How To Give A Convincing 10 Minute RESCON Research Presentation

Birmingham City University recently held its 2013 version of RESCON and I delivered a short presentation on an aspect of our contract cheating research. This is an internal conference, bringing together the breadth of research across Birmingham City University.

Whilst there was some excellent research presented, showing the skill base of both the Birmingham City University staff and research students, I also noticed many presenters who were not able to work within the particular constraints of this event. The most notable constraint? A firm 10 minute time limit to presentations, with a very tight schedule, and potentially allowing for some handover time. The other constraint? A multidisciplinary audience, who don’t have qualifications in most of the fields being presented.

Research Mistakes

Because of this, I also observed several mistakes which should never have happened with professional presenters. People pitching their talk at completely the wrong level, or requiring advanced subject skills to understand it. Presenters just wanting to give a talk they gave at another conference with a 30 minute slot, and finding themselves cut off at the methodology section. And, generally, just bad presentation skills, people reading from scripts, mumbling, and suffering from poor slide design.

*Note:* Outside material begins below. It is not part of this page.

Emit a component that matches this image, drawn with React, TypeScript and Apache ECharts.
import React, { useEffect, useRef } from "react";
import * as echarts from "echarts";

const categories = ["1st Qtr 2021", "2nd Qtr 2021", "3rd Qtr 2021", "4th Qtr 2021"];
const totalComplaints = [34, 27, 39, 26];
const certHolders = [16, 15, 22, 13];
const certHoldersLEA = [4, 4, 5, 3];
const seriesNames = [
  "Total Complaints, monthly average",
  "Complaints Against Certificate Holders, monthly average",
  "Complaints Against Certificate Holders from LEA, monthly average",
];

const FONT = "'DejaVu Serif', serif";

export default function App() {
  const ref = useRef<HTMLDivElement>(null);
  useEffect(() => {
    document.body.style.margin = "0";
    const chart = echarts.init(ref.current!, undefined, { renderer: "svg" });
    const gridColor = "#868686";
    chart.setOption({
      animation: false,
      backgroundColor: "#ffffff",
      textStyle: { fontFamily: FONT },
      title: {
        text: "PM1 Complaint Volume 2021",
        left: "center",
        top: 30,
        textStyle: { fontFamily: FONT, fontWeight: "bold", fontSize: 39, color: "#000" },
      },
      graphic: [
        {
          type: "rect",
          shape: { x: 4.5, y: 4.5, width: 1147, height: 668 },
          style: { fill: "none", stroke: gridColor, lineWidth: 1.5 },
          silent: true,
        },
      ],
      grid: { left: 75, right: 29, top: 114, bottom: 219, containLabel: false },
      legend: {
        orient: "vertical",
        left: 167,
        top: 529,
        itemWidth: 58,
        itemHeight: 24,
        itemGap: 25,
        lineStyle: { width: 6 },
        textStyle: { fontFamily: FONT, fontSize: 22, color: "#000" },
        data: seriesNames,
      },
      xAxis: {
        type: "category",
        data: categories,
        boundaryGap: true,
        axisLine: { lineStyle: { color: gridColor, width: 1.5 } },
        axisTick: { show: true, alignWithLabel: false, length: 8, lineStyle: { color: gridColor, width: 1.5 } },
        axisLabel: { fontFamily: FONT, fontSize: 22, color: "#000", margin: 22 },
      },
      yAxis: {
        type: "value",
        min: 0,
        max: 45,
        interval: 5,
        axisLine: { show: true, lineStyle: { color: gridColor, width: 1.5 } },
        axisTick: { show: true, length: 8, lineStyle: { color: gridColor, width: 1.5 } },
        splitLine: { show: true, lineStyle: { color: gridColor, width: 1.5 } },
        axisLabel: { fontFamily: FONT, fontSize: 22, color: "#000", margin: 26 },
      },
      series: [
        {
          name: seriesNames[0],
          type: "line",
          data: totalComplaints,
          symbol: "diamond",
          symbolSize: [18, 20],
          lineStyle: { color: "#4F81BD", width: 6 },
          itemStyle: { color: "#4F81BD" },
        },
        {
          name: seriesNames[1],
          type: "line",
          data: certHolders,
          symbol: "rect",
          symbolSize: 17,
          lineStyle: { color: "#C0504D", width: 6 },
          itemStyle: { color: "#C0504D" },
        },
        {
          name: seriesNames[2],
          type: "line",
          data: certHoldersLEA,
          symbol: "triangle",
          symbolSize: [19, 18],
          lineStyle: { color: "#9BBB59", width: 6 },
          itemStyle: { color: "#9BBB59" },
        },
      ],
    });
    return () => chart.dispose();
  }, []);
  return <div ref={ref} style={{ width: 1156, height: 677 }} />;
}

I can’t immediately solve the poor presentation skills that are inherent around research conferences (one would think that would be a core skill for anyone working in or considering a career in academia), but there are plenty of books and courses in that area.

What I can do is look at the core techniques designed to succeed in a research setting like this, and the motivation behind it.

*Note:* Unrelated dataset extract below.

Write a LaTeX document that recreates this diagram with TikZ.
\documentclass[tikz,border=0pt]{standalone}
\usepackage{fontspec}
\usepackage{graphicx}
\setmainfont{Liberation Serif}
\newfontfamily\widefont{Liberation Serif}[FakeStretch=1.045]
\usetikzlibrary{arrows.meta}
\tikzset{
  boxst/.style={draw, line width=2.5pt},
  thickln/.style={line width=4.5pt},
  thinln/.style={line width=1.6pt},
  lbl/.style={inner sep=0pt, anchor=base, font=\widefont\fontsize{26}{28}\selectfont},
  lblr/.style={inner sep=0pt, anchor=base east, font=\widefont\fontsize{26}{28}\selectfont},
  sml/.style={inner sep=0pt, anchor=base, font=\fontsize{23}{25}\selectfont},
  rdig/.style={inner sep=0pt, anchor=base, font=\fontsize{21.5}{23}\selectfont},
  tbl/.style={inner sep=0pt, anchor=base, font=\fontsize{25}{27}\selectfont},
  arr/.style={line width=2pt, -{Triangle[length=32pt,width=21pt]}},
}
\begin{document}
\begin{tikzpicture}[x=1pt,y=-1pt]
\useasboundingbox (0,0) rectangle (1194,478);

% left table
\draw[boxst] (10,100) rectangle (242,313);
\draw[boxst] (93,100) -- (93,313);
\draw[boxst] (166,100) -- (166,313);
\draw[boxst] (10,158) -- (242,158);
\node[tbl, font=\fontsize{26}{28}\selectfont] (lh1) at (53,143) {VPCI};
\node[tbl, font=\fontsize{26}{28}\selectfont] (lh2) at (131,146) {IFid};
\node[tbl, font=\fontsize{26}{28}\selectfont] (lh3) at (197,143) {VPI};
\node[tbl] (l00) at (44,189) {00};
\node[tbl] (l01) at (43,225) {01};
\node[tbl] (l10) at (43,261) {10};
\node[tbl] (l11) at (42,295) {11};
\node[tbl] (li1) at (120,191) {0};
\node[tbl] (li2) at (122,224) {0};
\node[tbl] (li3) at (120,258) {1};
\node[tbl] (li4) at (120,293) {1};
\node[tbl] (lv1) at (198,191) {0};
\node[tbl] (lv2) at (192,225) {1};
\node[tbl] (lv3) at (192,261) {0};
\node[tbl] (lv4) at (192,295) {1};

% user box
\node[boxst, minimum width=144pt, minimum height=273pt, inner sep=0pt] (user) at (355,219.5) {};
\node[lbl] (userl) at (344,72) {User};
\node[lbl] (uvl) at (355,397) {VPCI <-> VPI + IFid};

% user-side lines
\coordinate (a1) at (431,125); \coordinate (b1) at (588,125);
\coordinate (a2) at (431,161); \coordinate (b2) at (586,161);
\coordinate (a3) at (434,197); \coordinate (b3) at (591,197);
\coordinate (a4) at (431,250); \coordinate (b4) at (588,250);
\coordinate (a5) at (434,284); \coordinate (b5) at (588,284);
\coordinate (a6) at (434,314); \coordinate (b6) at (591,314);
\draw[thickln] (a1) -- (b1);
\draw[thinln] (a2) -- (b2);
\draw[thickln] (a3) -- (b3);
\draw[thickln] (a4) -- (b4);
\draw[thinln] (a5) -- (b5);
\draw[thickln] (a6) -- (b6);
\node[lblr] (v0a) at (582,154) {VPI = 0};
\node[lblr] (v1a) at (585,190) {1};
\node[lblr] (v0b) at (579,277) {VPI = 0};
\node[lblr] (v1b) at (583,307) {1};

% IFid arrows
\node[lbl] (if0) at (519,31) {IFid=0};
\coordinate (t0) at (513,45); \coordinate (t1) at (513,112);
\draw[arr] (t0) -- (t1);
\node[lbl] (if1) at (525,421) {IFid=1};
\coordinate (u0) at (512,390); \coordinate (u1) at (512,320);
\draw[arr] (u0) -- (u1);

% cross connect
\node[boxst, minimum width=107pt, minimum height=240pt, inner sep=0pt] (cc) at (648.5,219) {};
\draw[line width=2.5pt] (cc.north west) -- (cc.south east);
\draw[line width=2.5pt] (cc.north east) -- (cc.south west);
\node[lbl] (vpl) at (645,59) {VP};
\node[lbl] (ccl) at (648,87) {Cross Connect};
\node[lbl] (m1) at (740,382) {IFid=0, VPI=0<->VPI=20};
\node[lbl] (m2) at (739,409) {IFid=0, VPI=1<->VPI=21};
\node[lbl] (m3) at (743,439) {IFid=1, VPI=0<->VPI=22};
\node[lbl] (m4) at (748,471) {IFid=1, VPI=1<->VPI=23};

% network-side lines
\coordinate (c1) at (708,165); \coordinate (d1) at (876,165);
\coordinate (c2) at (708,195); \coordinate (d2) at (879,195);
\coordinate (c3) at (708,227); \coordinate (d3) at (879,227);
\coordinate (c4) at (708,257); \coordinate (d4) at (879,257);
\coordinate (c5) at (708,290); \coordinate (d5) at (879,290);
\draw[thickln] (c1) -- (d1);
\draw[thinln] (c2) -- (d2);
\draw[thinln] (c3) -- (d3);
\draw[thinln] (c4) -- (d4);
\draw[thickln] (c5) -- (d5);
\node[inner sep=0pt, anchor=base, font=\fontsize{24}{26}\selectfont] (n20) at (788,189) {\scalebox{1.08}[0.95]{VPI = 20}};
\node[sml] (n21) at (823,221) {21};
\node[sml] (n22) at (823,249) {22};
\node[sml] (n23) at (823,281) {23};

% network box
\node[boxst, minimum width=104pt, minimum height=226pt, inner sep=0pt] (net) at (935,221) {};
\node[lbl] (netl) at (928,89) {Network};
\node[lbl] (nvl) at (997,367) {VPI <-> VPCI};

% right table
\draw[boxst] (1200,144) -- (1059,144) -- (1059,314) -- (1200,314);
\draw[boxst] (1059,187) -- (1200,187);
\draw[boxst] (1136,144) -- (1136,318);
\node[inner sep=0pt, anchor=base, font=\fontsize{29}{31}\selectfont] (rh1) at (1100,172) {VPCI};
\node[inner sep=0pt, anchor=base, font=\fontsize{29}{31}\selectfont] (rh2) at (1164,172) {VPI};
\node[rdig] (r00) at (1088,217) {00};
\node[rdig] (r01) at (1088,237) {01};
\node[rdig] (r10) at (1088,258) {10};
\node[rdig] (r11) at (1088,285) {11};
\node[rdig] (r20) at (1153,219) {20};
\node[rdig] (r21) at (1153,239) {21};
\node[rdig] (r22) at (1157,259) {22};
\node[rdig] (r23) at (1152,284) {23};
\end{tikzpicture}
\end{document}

How To Give More Suitable Short Research Presentations

First of all, the main reason to present at an internal conference like this is publicity. It’s all about keeping your name and research visible around the university and trying to grow the connections which will help to take it to a wider audience. This isn’t the place to debut massive research studies. This isn’t a research conference with a paper attached (these types of conferences do hold value within the Computing field). It’s a place to make connections.

Second, plan to base the talk about an aspect of your research which will make sense to all disciplines. The table showing detailed research findings in a tiny font can wait. Think of something that is accessible and which delegates can understand the basics of. For instance, I watched a presentation on music, where a piece of sheet music was projected and several features of that music were verbally explained. Assuming that most of the audience could not read sheet music, that could have been improved by playing the music.

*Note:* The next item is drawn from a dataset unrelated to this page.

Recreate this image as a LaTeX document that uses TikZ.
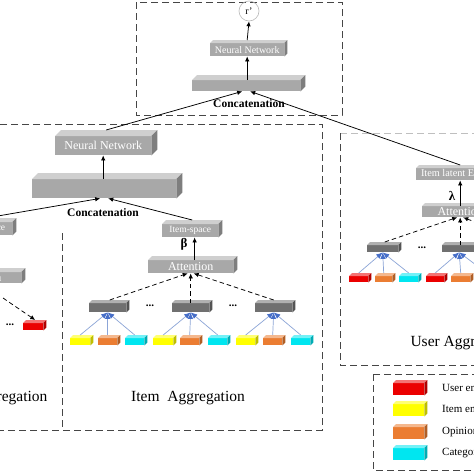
\documentclass[tikz,border=0pt]{standalone}
\usepackage{fontspec}
\setmainfont{Liberation Serif}
\usetikzlibrary{arrows.meta}
\definecolor{bgrey}{RGB}{168,168,168}
\definecolor{dgrey}{RGB}{112,112,112}
\definecolor{ured}{RGB}{235,0,0}
\definecolor{iyel}{RGB}{255,255,0}
\definecolor{oora}{RGB}{235,125,50}
\definecolor{ccya}{RGB}{0,230,240}
\definecolor{arrblue}{RGB}{70,110,200}
\definecolor{lineblue}{RGB}{140,165,215}
\definecolor{boxline}{RGB}{70,70,70}
\newcommand\cubeit[3]{%
 \fill[#3!55!white] (#1.north west) -- ++(#2,-#2) -- ([shift={(#2,-#2)}]#1.north east) -- (#1.north east) -- cycle;
 \fill[#3!75!black] (#1.north east) -- ++(#2,-#2) -- ([shift={(#2,-#2)}]#1.south east) -- (#1.south east) -- cycle;}
\newcommand\blk[8]{%
 \node[blkst, fill=#6, minimum width={(#4-#2)*1pt}, minimum height={(#5-#3)*1pt}] (#1) at (#2,#3) {#8};
 \cubeit{#1}{#7}{#6}}
\tikzset{
 blkst/.style={inner sep=0pt, anchor=north west, text=white, draw=none},
 arr/.style={-{Latex[length=5pt,width=4.5pt]}, line width=0.75pt, black},
 darr/.style={arr, dash pattern=on 4.5pt off 3pt},
 barr/.style={draw=lineblue, line width=0.7pt, -{Latex[length=6.5pt,width=5.5pt,color=arrblue]}},
 dbox/.style={draw=boxline, line width=1pt, dash pattern=on 7pt off 4pt},
 lbl/.style={font=\fontsize{11.5}{12}\selectfont\bfseries},
 dots/.style={font=\fontsize{11}{11}\selectfont\bfseries, inner sep=0pt},
 agg/.style={font=\fontsize{15.5}{16}\selectfont},
 leg/.style={anchor=west, inner sep=0pt, font=\fontsize{11}{11}\selectfont},
 greek/.style={font=\fontsize{13}{13}\selectfont\bfseries, inner sep=0pt},
}
\begin{document}
\begin{tikzpicture}[x=1pt,y=-1pt]
\useasboundingbox (0,0) rectangle (474,474);
\clip (0,0) rectangle (474,474);
\fill[white] (0,0) rectangle (474,474);
% dashed frames
\draw[dbox] (136,2) rectangle (342,115);
\draw[dbox] (-5,124) rectangle (322,430);
\draw[dbox] (62,233) -- (62,430);
\draw[dbox, draw=gray!50] (340,133) -- (495,133);
\draw[dbox] (340,133) -- (340,365) -- (495,365);
\draw[dbox] (373,374) rectangle (495,470);
% top part
\node[circle, draw=gray!55, line width=0.6pt, minimum size=20pt, inner sep=0pt, font=\fontsize{10}{10}\selectfont] (r) at (249,11) {r'};
\blk{tnn}{210}{43}{284}{56}{bgrey}{3}{\fontsize{10}{10}\selectfont Neural Network}
\blk{tcat}{192}{80}{300}{91}{bgrey}{5}{}
\node[lbl] (tcl) at (249,104) {Concatenation};
% item aggregation
\blk{inn}{55}{136}{151}{155}{bgrey}{6}{\fontsize{12}{12}\selectfont Neural Network}
\blk{icat}{32}{179}{176}{198}{bgrey}{6}{}
\node[lbl] (icl) at (103,213) {Concatenation};
\blk{isp}{162}{224}{218}{237}{bgrey}{4}{\fontsize{9.5}{9.5}\selectfont Item-space}
\blk{usp}{-44}{222}{12}{235}{bgrey}{4}{\fontsize{9.5}{9.5}\selectfont User-space}
\blk{iatt}{148}{260}{233}{273}{bgrey}{4}{\fontsize{12}{12}\selectfont Attention}
\blk{uatt}{-64}{272}{21}{283}{bgrey}{4}{\fontsize{12}{12}\selectfont Attention}
\node[greek] (beta) at (184,244) {β};
\blk{m1}{89}{303}{126}{312}{dgrey}{3}{}
\blk{m2}{172}{303}{209}{312}{dgrey}{3}{}
\blk{m3}{255}{303}{292}{312}{dgrey}{3}{}
\node[dots] (d1) at (150,306) {...};
\node[dots] (d2) at (233,306) {...};
\blk{a1}{70}{338}{90}{345}{iyel}{3}{}
\blk{a2}{98}{338}{117}{345}{oora}{3}{}
\blk{a3}{125}{338}{144}{345}{ccya}{3}{}
\blk{b1}{153}{338}{173}{345}{iyel}{3}{}
\blk{b2}{180}{338}{199}{345}{oora}{3}{}
\blk{b3}{208}{338}{227}{345}{ccya}{3}{}
\blk{c1}{236}{338}{255}{345}{iyel}{3}{}
\blk{c2}{263}{338}{282}{345}{oora}{3}{}
\blk{c3}{291}{338}{310}{345}{ccya}{3}{}
\blk{lr}{23}{323}{43}{330}{ured}{3}{}
\node[dots] (d0) at (10,325) {...};
\coordinate (lstart) at (3,298);
\node[agg, anchor=east] (uaggl) at (51,398) {User Aggregation};
\node[agg] (iagg) at (188,398) {Item \ Aggregation};
% user aggregation (right)
\blk{ilat}{416}{168}{520}{180}{bgrey}{3}{\fontsize{10.3}{10.3}\selectfont Item latent Embedding}
\blk{ratt}{422}{206}{498}{217}{bgrey}{3}{\fontsize{12}{12}\selectfont Attention}
\node[greek] (lam) at (452,196) {λ};
\blk{rm1}{367}{245}{398}{252}{dgrey}{3}{}
\blk{rm2}{442}{245}{476}{252}{dgrey}{3}{}
\blk{rm3}{517}{245}{551}{252}{dgrey}{3}{}
\node[dots] (d3) at (422,248) {...};
\blk{r1}{349}{276}{368}{282}{ured}{3}{}
\blk{r2}{375}{276}{392}{282}{oora}{3}{}
\blk{r3}{399}{276}{418}{282}{ccya}{3}{}
\blk{r4}{426}{276}{444}{282}{ured}{3}{}
\blk{r5}{451}{276}{470}{282}{oora}{3}{}
\blk{r6}{477}{276}{496}{282}{ccya}{3}{}
\node[agg, anchor=west] (uagg) at (407,343) {User Aggregation};
% legend
\blk{g1}{393}{383}{424}{395}{ured}{3}{}
\blk{g2}{393}{404}{424}{416}{iyel}{3}{}
\blk{g3}{393}{427}{424}{439}{oora}{3}{}
\blk{g4}{393}{448}{424}{460}{ccya}{3}{}
\node[leg] (t1) at (442,389) {User embedding};
\node[leg] (t2) at (442,410) {Item embedding};
\node[leg] (t3) at (442,432) {Opinion embedding};
\node[leg] (t4) at (442,453) {Category embedding};
% connectors top
\draw[arr] ([yshift=3pt]tnn.north) -- (r.south);
\draw[arr] (tcat.north -| tnn.north) -- (tnn.south);
\draw[arr] ([shift={(3,-6)}]inn.north) -- ([xshift=-4pt]tcat.south);
\draw[arr] ([shift={(-8,-3)}]ilat.north) -- ([xshift=4pt]tcat.south);
% connectors item
\draw[arr] (icat.north -| inn.south) -- (inn.south);
\draw[arr] ([shift={(2,-4)}]usp.north) -- ([xshift=-4pt]icat.south);
\draw[arr] ([shift={(2,-4)}]isp.north) -- ([xshift=4pt]icat.south);
\draw[arr] ([xshift=7pt]iatt.north -| beta.east) -- ([xshift=7pt]isp.south -| beta.east);
\draw[darr] ([shift={(2,-3)}]m1.north) -- ([xshift=-3pt]iatt.south);
\draw[darr] (m2.north) -- (iatt.south);
\draw[darr] ([shift={(0,-3)}]m3.north) -- ([xshift=3pt]iatt.south);
\draw[darr] (lstart) -- ([shift={(2,-3)}]lr.north);
\foreach \s/\t in {a1/m1,a2/m1,a3/m1,b1/m2,b2/m2,b3/m2,c1/m3,c2/m3,c3/m3,r1/rm1,r2/rm1,r3/rm1,r4/rm2,r5/rm2,r6/rm2}
  \draw[barr] ([yshift=3pt]\s.north) -- (\t.south);
% connectors user
\draw[arr] (ratt.north) -- (ilat.south -| ratt.north);
\draw[darr] ([shift={(2,-3)}]rm1.north) -- ([xshift=-3pt]ratt.south);
\draw[darr] (rm2.north -| ratt.south) -- (ratt.south);
\draw[darr] (rm3.north) -- ([xshift=3pt]ratt.south);
\end{tikzpicture}
\end{document}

Third, focus the talk around one idea. One small aspect of the work where a visible result can be presented (the results are generally more interesting than a detailed methodology). I saw an excellent example of this looking at fatherhood as a much larger portion of a PhD study. No technical consideration, but enough examples of results from the research, and quotes from participants, to make this accessible to an audience outside of the Health Faculty. If people are interested further in the research, provide them with a link to your other publications, or an offer to present a longer research seminar, and you’ll cover both audiences.

Fourth. If you’re inexperienced giving research presentations, particularly with this style, review the planned presentation with someone with more experience first. This is true especially for research students, who have the immediate benefit of having a research supervisor available to held them and to fulfill this role.

Think About Research Presentations Like This…

If you take one thing away from this post, make it to present one single accessible idea. Add the short set of interesting slides to your SlideShare account and the rest of your Professional Online Presence and use this to draw people in to the interesting areas of research that you’re working on.